Problem description
Reproduce the listing exactly and skip over any pictures.

Data provided

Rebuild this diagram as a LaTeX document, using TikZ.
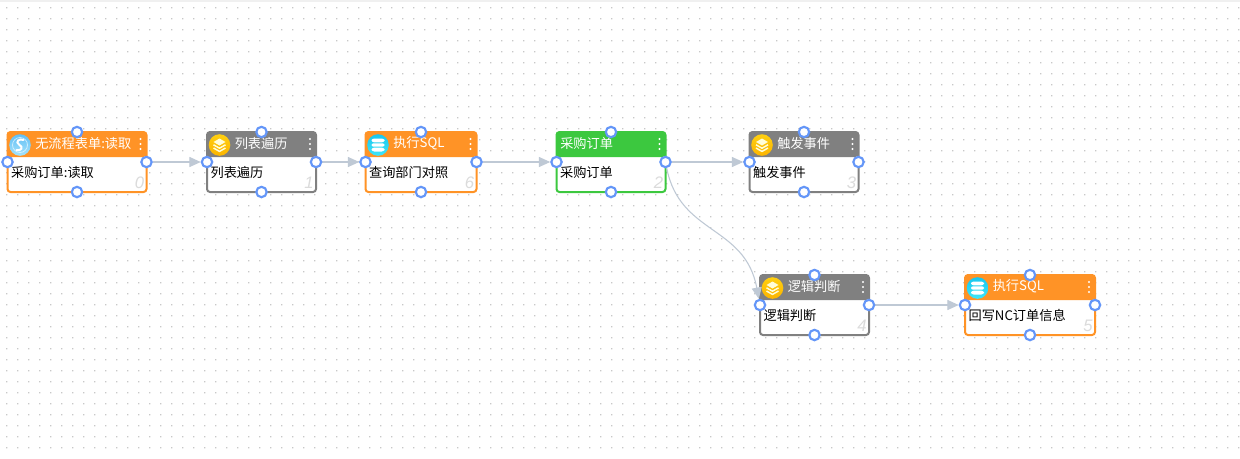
\documentclass[tikz,border=0pt]{standalone}
\usepackage{fontspec}
\setmainfont{Noto Sans CJK SC}
\newfontfamily\numfont{Liberation Sans}
\usetikzlibrary{arrows.meta}
\pgfdeclarelayer{grid}\pgfdeclarelayer{boxes}\pgfdeclarelayer{edges}
\pgfsetlayers{grid,boxes,edges,main}
\definecolor{hdorange}{HTML}{FF9326}
\definecolor{hdgray}{HTML}{808080}
\definecolor{hdgreen}{HTML}{3CC83F}
\definecolor{portblue}{HTML}{6496F8}
\definecolor{edgecol}{HTML}{BFC9D5}
\definecolor{dotcol}{HTML}{C8C8C8}
\definecolor{icoblueA}{HTML}{62BFF5}
\definecolor{icoblueB}{HTML}{A5E3FB}
\definecolor{icoyelA}{HTML}{FFCF10}
\definecolor{icoyelB}{HTML}{FBB400}
\definecolor{icocyanA}{HTML}{18C6EE}
\definecolor{icocyanB}{HTML}{3FE6F8}
\tikzset{
  flowbox/.style={draw=#1,fill=white,line width=1.5pt,rounded corners=2.25pt,anchor=north west,inner sep=0pt,outer sep=0pt},
  port/.style={circle,draw=portblue,fill=white,line width=1.6pt,minimum size=7.8pt,inner sep=0pt,outer sep=0.8pt},
  titletext/.style={text=white,font=\fontsize{9.9pt}{11pt}\selectfont,anchor=west,inner sep=0pt},
  bodytext/.style={text=black,font=\fontsize{9.9pt}{11pt}\selectfont,anchor=west,inner sep=0pt},
  numtext/.style={text=black!14,font=\fontsize{12.5pt}{13pt}\numfont\itshape,anchor=east,inner sep=0pt},
  iconbase/.style={circle,minimum size=16.2pt,inner sep=0pt},
  flowedge/.style={draw=edgecol,line width=0.8pt,-{Triangle[length=8.5pt,width=7.5pt,fill=edgecol]}},
}
\newcommand{\iconnone}[1]{}
\newcommand{\iconswirl}[1]{%
  \node[iconbase,top color=icoblueA,bottom color=icoblueB] (#1-i) at (12.5,13) {};
  \begin{scope}[shift={(#1-i.center)}]
    \draw[white,line width=1.5pt,line cap=round] (3.5,-5) .. controls (-1,-7) and (-5,-3) .. (-1,-0.5) .. controls (4,2) and (1,6.5) .. (-3.5,5);
    \draw[white,opacity=.6,line width=0.6pt] (0,0) circle (7.5);
  \end{scope}}
\newcommand{\iconstack}[1]{%
  \node[iconbase,top color=icoyelA,bottom color=icoyelB] (#1-i) at (12.5,13) {};
  \begin{scope}[shift={(#1-i.center)}]
    \fill[white!85!yellow] (-6,-3) -- (0,-6.5) -- (6,-3) -- (0,0.5) -- cycle;
    \draw[white!85!yellow,line width=1.1pt,line join=round] (-6,-0.2) -- (0,3.2) -- (6,-0.2);
    \draw[white!85!yellow,line width=1.1pt,line join=round] (-6,3) -- (0,6.4) -- (6,3);
  \end{scope}}
\newcommand{\icondb}[1]{%
  \node[iconbase,top color=icocyanA,bottom color=icocyanB] (#1-i) at (12.5,13) {};
  \begin{scope}[shift={(#1-i.center)}]
    \fill[white,rounded corners=2pt] (-6.5,-6.5) rectangle (6.5,-2.6);
    \fill[white,rounded corners=1.5pt] (-6.5,-1.7) rectangle (6.5,1.7);
    \fill[white,rounded corners=2pt] (-6.5,2.6) rectangle (6.5,6.5);
  \end{scope}}
\newcommand{\nodenum}{}
\newcommand{\titlex}{27.5}
\newcommand{\flownode}[9]{%
  \begin{pgfonlayer}{boxes}
  \node[flowbox=#6,minimum width={(#4)*0.75pt},minimum height={(#5)*0.75pt}] (#1) at (#2,#3) {};
  \fill[#6,rounded corners=2.25pt] (#1.north west) -- ++(#4,0) -- ++(0,25) [sharp corners] -- ++(-#4,0) -- cycle;
  \end{pgfonlayer}
  \begin{scope}[shift={(#1.north west)}]
    #7{#1}
    \node[titletext] (#1-t) at (\titlex,11.5) {#8};
    \node[bodytext] (#1-b) at (3.3,40.5) {#9};
    \node[numtext] (#1-n) at ({#4-2},51) {\nodenum};
    \fill[white] ({#4-6},7) circle (1.15) ({#4-6},12) circle (1.15) ({#4-6},17) circle (1.15);
  \end{scope}
  \node[port] (#1-top) at (#1.north) {};
  \node[port] (#1-bot) at (#1.south) {};
  \node[port] (#1-l) at (#1.west) {};
  \node[port] (#1-r) at (#1.east) {};
}
\begin{document}
\begin{tikzpicture}[x=0.75pt,y=-0.75pt]
\useasboundingbox (0,0) rectangle (1240,458);
\begin{pgfonlayer}{grid}
\fill[white] (0,0) rectangle (1240,458);
\fill[black!6] (0,0) rectangle (1240,1.5);
\fill[dotcol]
 \foreach \i in {0,...,112}{\foreach \j in {0,...,40}{
   ({6+11*\i},{7+11*\j}) rectangle ++(1.4,1.4)
 }};
\end{pgfonlayer}
\renewcommand{\nodenum}{0}
\flownode{n0}{7.5}{132}{139}{60}{hdorange}{\iconswirl}{无流程表单:读取}{采购订单:读取}
\renewcommand{\nodenum}{1}
\flownode{n1}{207}{132}{109}{60}{hdgray}{\iconstack}{列表遍历}{列表遍历}
\renewcommand{\nodenum}{6}
\flownode{n6}{365.5}{132}{111}{60}{hdorange}{\icondb}{执行SQL}{查询部门对照}
\renewcommand{\nodenum}{2}
\renewcommand{\titlex}{3.5}
\flownode{n2}{556.5}{132}{109}{60}{hdgreen}{\iconnone}{采购订单}{采购订单}
\renewcommand{\titlex}{27.5}
\renewcommand{\nodenum}{3}
\flownode{n3}{749.5}{132}{109}{60}{hdgray}{\iconstack}{触发事件}{触发事件}
\renewcommand{\nodenum}{4}
\flownode{n4}{760}{275}{109}{60}{hdgray}{\iconstack}{逻辑判断}{逻辑判断}
\renewcommand{\nodenum}{5}
\flownode{n5}{965}{275}{130}{60}{hdorange}{\icondb}{执行SQL}{回写NC订单信息}
\begin{pgfonlayer}{edges}
\draw[flowedge] (n0-r) -- (n1-l);
\draw[flowedge] (n1-r) -- (n6-l);
\draw[flowedge] (n6-r) -- (n2-l);
\draw[flowedge] (n2-r) -- (n3-l);
\draw[flowedge] (n2-r) .. controls (680,235) and (745,225) .. (n4-l);
\draw[flowedge] (n4-r) -- (n5-l);
\end{pgfonlayer}
\end{tikzpicture}
\end{document}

Expected answer
Rebuild this diagram as a LaTeX document, using TikZ.
\documentclass[tikz,border=0pt]{standalone}
\usepackage{fontspec}
\setmainfont{Noto Sans CJK SC}
\newfontfamily\numfont{Liberation Sans}
\usetikzlibrary{arrows.meta}
\pgfdeclarelayer{grid}\pgfdeclarelayer{boxes}\pgfdeclarelayer{edges}
\pgfsetlayers{grid,boxes,edges,main}
\definecolor{hdorange}{HTML}{FF9326}
\definecolor{hdgray}{HTML}{808080}
\definecolor{hdgreen}{HTML}{3CC83F}
\definecolor{portblue}{HTML}{6496F8}
\definecolor{edgecol}{HTML}{BFC9D5}
\definecolor{dotcol}{HTML}{C8C8C8}
\definecolor{icoblueA}{HTML}{62BFF5}
\definecolor{icoblueB}{HTML}{A5E3FB}
\definecolor{icoyelA}{HTML}{FFCF10}
\definecolor{icoyelB}{HTML}{FBB400}
\definecolor{icocyanA}{HTML}{18C6EE}
\definecolor{icocyanB}{HTML}{3FE6F8}
\tikzset{
  flowbox/.style={draw=#1,fill=white,line width=1.5pt,rounded corners=2.25pt,anchor=north west,inner sep=0pt,outer sep=0pt},
  port/.style={circle,draw=portblue,fill=white,line width=1.6pt,minimum size=7.8pt,inner sep=0pt,outer sep=0.8pt},
  titletext/.style={text=white,font=\fontsize{9.9pt}{11pt}\selectfont,anchor=west,inner sep=0pt},
  bodytext/.style={text=black,font=\fontsize{9.9pt}{11pt}\selectfont,anchor=west,inner sep=0pt},
  numtext/.style={text=black!14,font=\fontsize{12.5pt}{13pt}\numfont\itshape,anchor=east,inner sep=0pt},
  iconbase/.style={circle,minimum size=16.2pt,inner sep=0pt},
  flowedge/.style={draw=edgecol,line width=0.8pt,-{Triangle[length=8.5pt,width=7.5pt,fill=edgecol]}},
}
\newcommand{\iconnone}[1]{}
\newcommand{\iconswirl}[1]{%
  \node[iconbase,top color=icoblueA,bottom color=icoblueB] (#1-i) at (12.5,13) {};
  \begin{scope}[shift={(#1-i.center)}]
    \draw[white,line width=1.5pt,line cap=round] (3.5,-5) .. controls (-1,-7) and (-5,-3) .. (-1,-0.5) .. controls (4,2) and (1,6.5) .. (-3.5,5);
    \draw[white,opacity=.6,line width=0.6pt] (0,0) circle (7.5);
  \end{scope}}
\newcommand{\iconstack}[1]{%
  \node[iconbase,top color=icoyelA,bottom color=icoyelB] (#1-i) at (12.5,13) {};
  \begin{scope}[shift={(#1-i.center)}]
    \fill[white!85!yellow] (-6,-3) -- (0,-6.5) -- (6,-3) -- (0,0.5) -- cycle;
    \draw[white!85!yellow,line width=1.1pt,line join=round] (-6,-0.2) -- (0,3.2) -- (6,-0.2);
    \draw[white!85!yellow,line width=1.1pt,line join=round] (-6,3) -- (0,6.4) -- (6,3);
  \end{scope}}
\newcommand{\icondb}[1]{%
  \node[iconbase,top color=icocyanA,bottom color=icocyanB] (#1-i) at (12.5,13) {};
  \begin{scope}[shift={(#1-i.center)}]
    \fill[white,rounded corners=2pt] (-6.5,-6.5) rectangle (6.5,-2.6);
    \fill[white,rounded corners=1.5pt] (-6.5,-1.7) rectangle (6.5,1.7);
    \fill[white,rounded corners=2pt] (-6.5,2.6) rectangle (6.5,6.5);
  \end{scope}}
\newcommand{\nodenum}{}
\newcommand{\titlex}{27.5}
\newcommand{\flownode}[9]{%
  \begin{pgfonlayer}{boxes}
  \node[flowbox=#6,minimum width={(#4)*0.75pt},minimum height={(#5)*0.75pt}] (#1) at (#2,#3) {};
  \fill[#6,rounded corners=2.25pt] (#1.north west) -- ++(#4,0) -- ++(0,25) [sharp corners] -- ++(-#4,0) -- cycle;
  \end{pgfonlayer}
  \begin{scope}[shift={(#1.north west)}]
    #7{#1}
    \node[titletext] (#1-t) at (\titlex,11.5) {#8};
    \node[bodytext] (#1-b) at (3.3,40.5) {#9};
    \node[numtext] (#1-n) at ({#4-2},51) {\nodenum};
    \fill[white] ({#4-6},7) circle (1.15) ({#4-6},12) circle (1.15) ({#4-6},17) circle (1.15);
  \end{scope}
  \node[port] (#1-top) at (#1.north) {};
  \node[port] (#1-bot) at (#1.south) {};
  \node[port] (#1-l) at (#1.west) {};
  \node[port] (#1-r) at (#1.east) {};
}
\begin{document}
\begin{tikzpicture}[x=0.75pt,y=-0.75pt]
\useasboundingbox (0,0) rectangle (1240,458);
\begin{pgfonlayer}{grid}
\fill[white] (0,0) rectangle (1240,458);
\fill[black!6] (0,0) rectangle (1240,1.5);
\fill[dotcol]
 \foreach \i in {0,...,112}{\foreach \j in {0,...,40}{
   ({6+11*\i},{7+11*\j}) rectangle ++(1.4,1.4)
 }};
\end{pgfonlayer}
\renewcommand{\nodenum}{0}
\flownode{n0}{7.5}{132}{139}{60}{hdorange}{\iconswirl}{无流程表单:读取}{采购订单:读取}
\renewcommand{\nodenum}{1}
\flownode{n1}{207}{132}{109}{60}{hdgray}{\iconstack}{列表遍历}{列表遍历}
\renewcommand{\nodenum}{6}
\flownode{n6}{365.5}{132}{111}{60}{hdorange}{\icondb}{执行SQL}{查询部门对照}
\renewcommand{\nodenum}{2}
\renewcommand{\titlex}{3.5}
\flownode{n2}{556.5}{132}{109}{60}{hdgreen}{\iconnone}{采购订单}{采购订单}
\renewcommand{\titlex}{27.5}
\renewcommand{\nodenum}{3}
\flownode{n3}{749.5}{132}{109}{60}{hdgray}{\iconstack}{触发事件}{触发事件}
\renewcommand{\nodenum}{4}
\flownode{n4}{760}{275}{109}{60}{hdgray}{\iconstack}{逻辑判断}{逻辑判断}
\renewcommand{\nodenum}{5}
\flownode{n5}{965}{275}{130}{60}{hdorange}{\icondb}{执行SQL}{回写NC订单信息}
\begin{pgfonlayer}{edges}
\draw[flowedge] (n0-r) -- (n1-l);
\draw[flowedge] (n1-r) -- (n6-l);
\draw[flowedge] (n6-r) -- (n2-l);
\draw[flowedge] (n2-r) -- (n3-l);
\draw[flowedge] (n2-r) .. controls (680,235) and (745,225) .. (n4-l);
\draw[flowedge] (n4-r) -- (n5-l);
\end{pgfonlayer}
\end{tikzpicture}
\end{document}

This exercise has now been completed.